Other comfort reading has been Diana Wynne Jones’ lighter books, Especially Howl’s Moving Castle, which Anttila was giving out as package with the Miyasaki movie. It is still one of my favourite Jones books, I have always thought it very shrewd writing that Sophie finds being turned into an old woman at least partly a liberating experience.
I have also been reading disaster science fiction, another perennial favourite sub-genre. You know, the kind of books where a natural disaster of some sort threatens to wipe out all life on earth as we know it. This time I chose John Barnes “Mother of Storms” and Jack McDevitt’s “Moonfall”. In the former a large deposit of methane is released into oceans in the northern hemisphere which rises the water temperature just enough to create conditions for unpredictable super-hurricanes, in the latter an interstellar comet crashes to the moon and threatens the Earth with meteorite showers and nuclear winter and loss of tides and whatnot. The Skiffy element in the former is the development of the Singularity concurrent with the crises, in the latter there is a privatly funded Moonbase and a mission to Mars gearing up to go.

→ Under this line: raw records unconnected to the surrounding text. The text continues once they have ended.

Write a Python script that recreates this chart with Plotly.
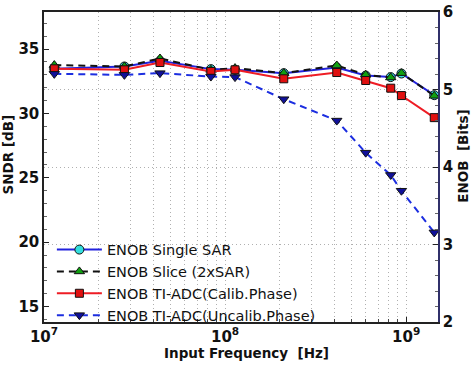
import plotly.graph_objects as go

freq_hz = [1.14e7, 2.78e7, 4.37e7, 8.35e7, 1.135e8, 2.11e8, 4.14e8, 5.98e8, 8.22e8, 9.42e8, 1.43e9]
enob_single = [5.267, 5.297, 5.37, 5.263, 5.254, 5.211, 5.284, 5.18, 5.16, 5.206, 4.927]
enob_slice = [5.315, 5.297, 5.40, 5.254, 5.276, 5.211, 5.31, 5.19, 5.155, 5.211, 4.918]
enob_calib = [5.267, 5.254, 5.348, 5.232, 5.254, 5.138, 5.219, 5.116, 5.017, 4.922, 4.637]
enob_uncalib = [5.202, 5.189, 5.211, 5.167, 5.16, 4.875, 4.599, 4.185, 3.897, 3.694, 3.156]

names = ["ENOB Single SAR", "ENOB Slice (2xSAR)", "ENOB TI-ADC(Calib.Phase)", "ENOB TI-ADC(Uncalib.Phase)"]
x_tickvals = [1e7, 1e8, 1e9]
x_ticktext = ["10<sup>7</sup>", "10<sup>8</sup>", "10<sup>9</sup>"]
sndr_ticks = [15, 20, 25, 30, 35]
enob_ticks = [2, 3, 4, 5, 6]
x_title = "Input Frequency\u00a0\u00a0[Hz]"
y_title = "SNDR [dB]"
y2_title = "ENOB\u00a0\u00a0[Bits]"

fig = go.Figure()

styles = [
    (enob_single, dict(color="#2222dd", width=2, dash="solid"), dict(symbol="circle", color="#33dede", size=9)),
    (enob_slice, dict(color="#111111", width=2, dash="7px,5px"), dict(symbol="triangle-up", color="#10a010", size=9)),
    (enob_calib, dict(color="#ee1c24", width=2, dash="solid"), dict(symbol="square", color="#e01010", size=8)),
    (enob_uncalib, dict(color="#1c2ee0", width=2, dash="7px,5px"), dict(symbol="triangle-down", color="#10109a", size=9)),
]
for (vals, line, marker), name in zip(styles, names):
    marker = dict(marker, line=dict(color="#111111", width=1))
    fig.add_trace(go.Scatter(x=freq_hz, y=vals, name=name, mode="lines+markers",
                             line=line, marker=marker, yaxis="y2"))

# dummy trace to activate left axis
fig.add_trace(go.Scatter(x=[freq_hz[0]], y=[sndr_ticks[0]], mode="markers",
                         marker=dict(opacity=0), showlegend=False, hoverinfo="skip"))

font_main = "DejaVu Sans"
grid_dash = "1px,3px"
fig.update_layout(
    width=474, height=365,
    margin=dict(l=44, r=36, t=12, b=43),
    paper_bgcolor="white", plot_bgcolor="white",
    showlegend=True,
    legend=dict(x=0.02, y=0.285, xanchor="left", yanchor="top",
                bgcolor="rgba(255,255,255,0)", borderwidth=0,
                font=dict(family=font_main, size=14.5, color="#111111"),
                tracegroupgap=0, itemwidth=45),
    xaxis=dict(type="log", range=[7, 9.176], tickvals=x_tickvals, ticktext=x_ticktext,
               automargin=False,
               showgrid=True, gridcolor="#b0b0b0", griddash=grid_dash, gridwidth=1,
               ticks="inside", ticklen=5, tickcolor="#222",
               showline=True, linecolor="#222", linewidth=1.5, mirror=True,
               minor=dict(dtick="D1", showgrid=True, gridcolor="#b0b0b0", griddash=grid_dash,
                          ticks="inside", ticklen=3, tickcolor="#444"),
               tickfont=dict(family=font_main, size=15, color="#111", weight="bold")),
    yaxis=dict(range=[13.8, 37.88], tickvals=sndr_ticks, showgrid=False,
               automargin=False,
               ticks="inside", ticklen=5, tickcolor="#222",
               minor=dict(dtick=1, ticks="inside", ticklen=3, tickcolor="#666"),
               showline=True, linecolor="#222", linewidth=1.5, zeroline=False,
               tickfont=dict(family=font_main, size=15, color="#111", weight="bold")),
    yaxis2=dict(range=[2, 6], tickvals=enob_ticks, overlaying="y", side="right",
                automargin=False,
                showgrid=True, gridcolor="#b0b0b0", griddash=grid_dash, gridwidth=1,
                ticks="inside", ticklen=5, tickcolor="#222",
                minor=dict(dtick=0.2, ticks="inside", ticklen=3, tickcolor="#666"),
                showline=True, linecolor="#30306a", linewidth=1.5, zeroline=False,
                tickfont=dict(family=font_main, size=15, color="#111", weight="bold")),
    annotations=[
        dict(text=x_title, xref="paper", yref="paper", x=0.515, y=-0.1,
             xanchor="center", yanchor="middle", showarrow=False,
             font=dict(family=font_main, size=13.5, color="#111", weight="bold")),
        dict(text=y_title, xref="paper", yref="paper", x=-0.0901, y=0.5387,
             xanchor="center", yanchor="middle", showarrow=False, textangle=-90,
             font=dict(family=font_main, size=13.5, color="#111", weight="bold")),
        dict(text=y2_title, xref="paper", yref="paper", x=1.0635, y=0.533,
             xanchor="center", yanchor="middle", showarrow=False, textangle=-90,
             font=dict(family=font_main, size=13.5, color="#111", weight="bold")),
    ],
)
fig.write_html("out.html", config={"displayModeBar": False},
               post_script="document.body.style.margin='0';document.body.style.overflow='hidden';")
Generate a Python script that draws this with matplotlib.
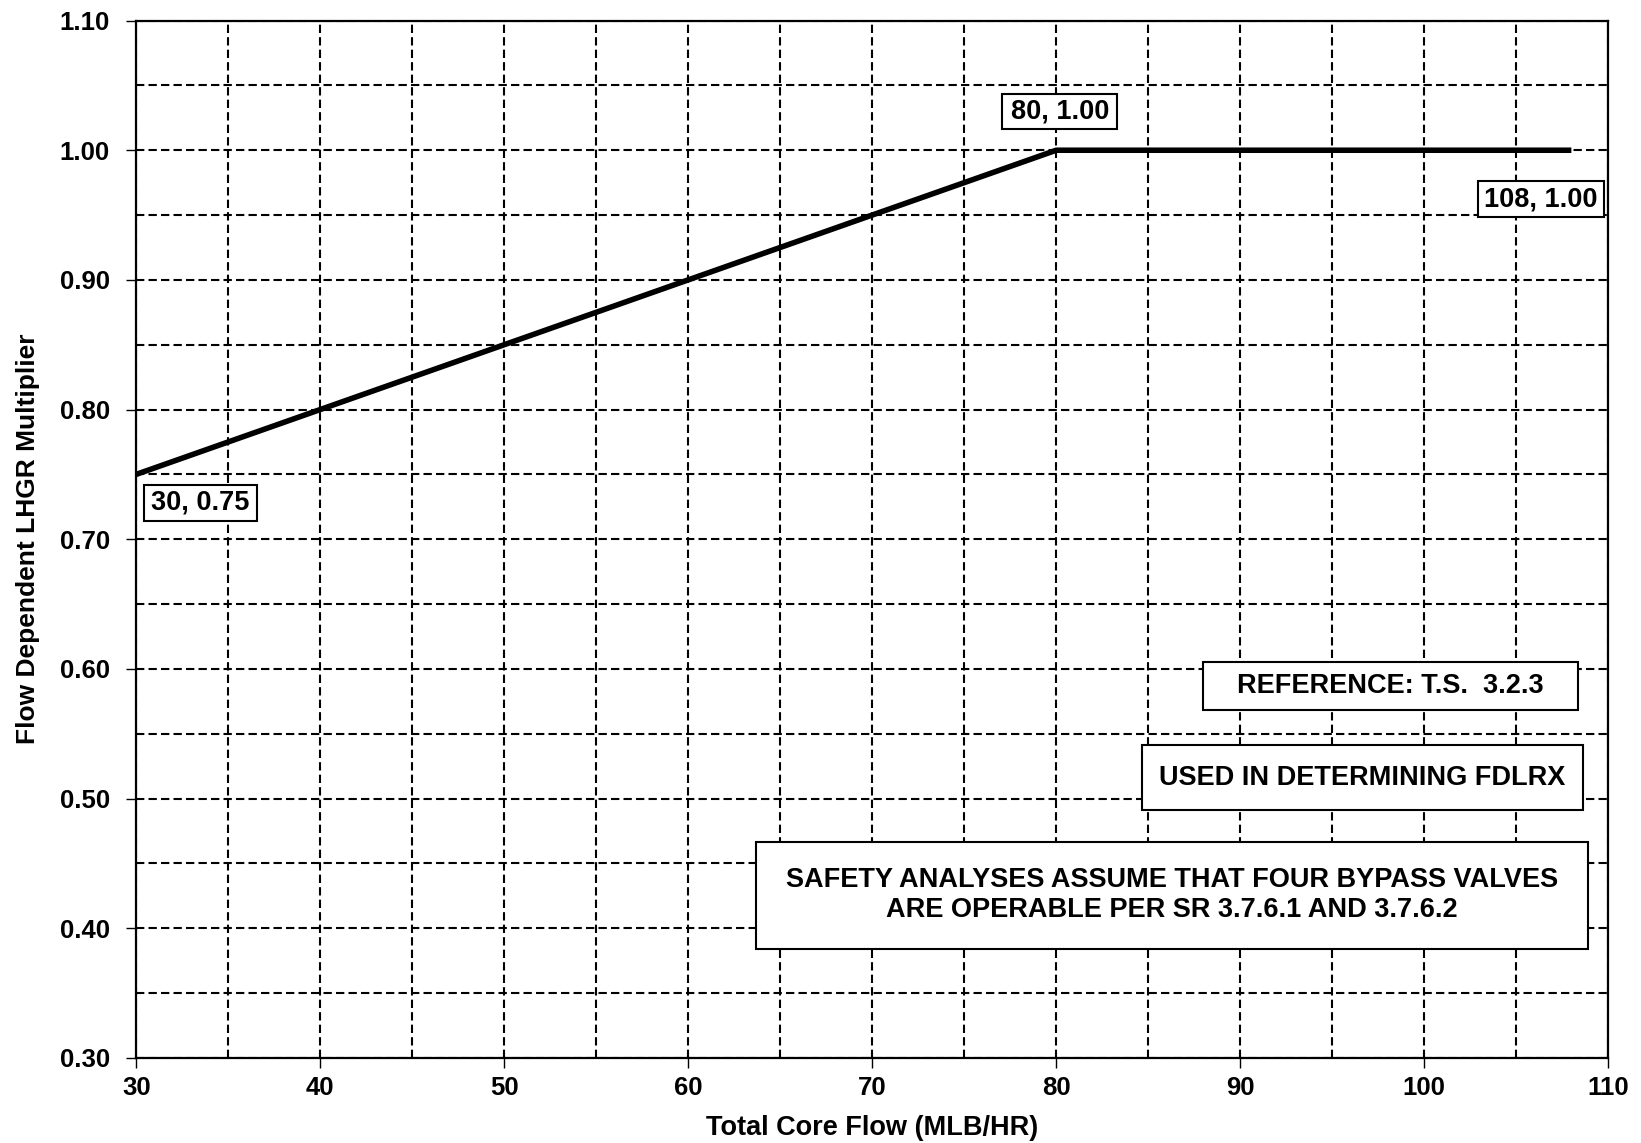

Both were sort of entertaining, Mother of Storms had little too much going on with cyberpunky plugging in to other people’s thoughts and feelings and the whole Singularity thing. Moonfall, on the other hand somehow just fell a part at the end without achieving the large scale drama and human-size tragedy it was obviously after.
In addition to reading, I have been listening Half Blood Prince audiobook. It takes ages – 17 CD’s – but is worth the time just for Stephen Fry who is excellent reader, doing the voices just right. He does a mean charicature when necessary, but does not overdo the main characters. Otherwise, this round of Harry’s adventures just reminded me how much I hate him. Harry, that is. I think it is fair to have assumed the series to be a bildnungsroman of sorts what with a young protagonist growing to adulthood, but there has been no character growth whatsoever. Character regression perhaps. If you ask me, the self-righteous empathy-impaired little snot ought to get burned by Voldemort. Gah!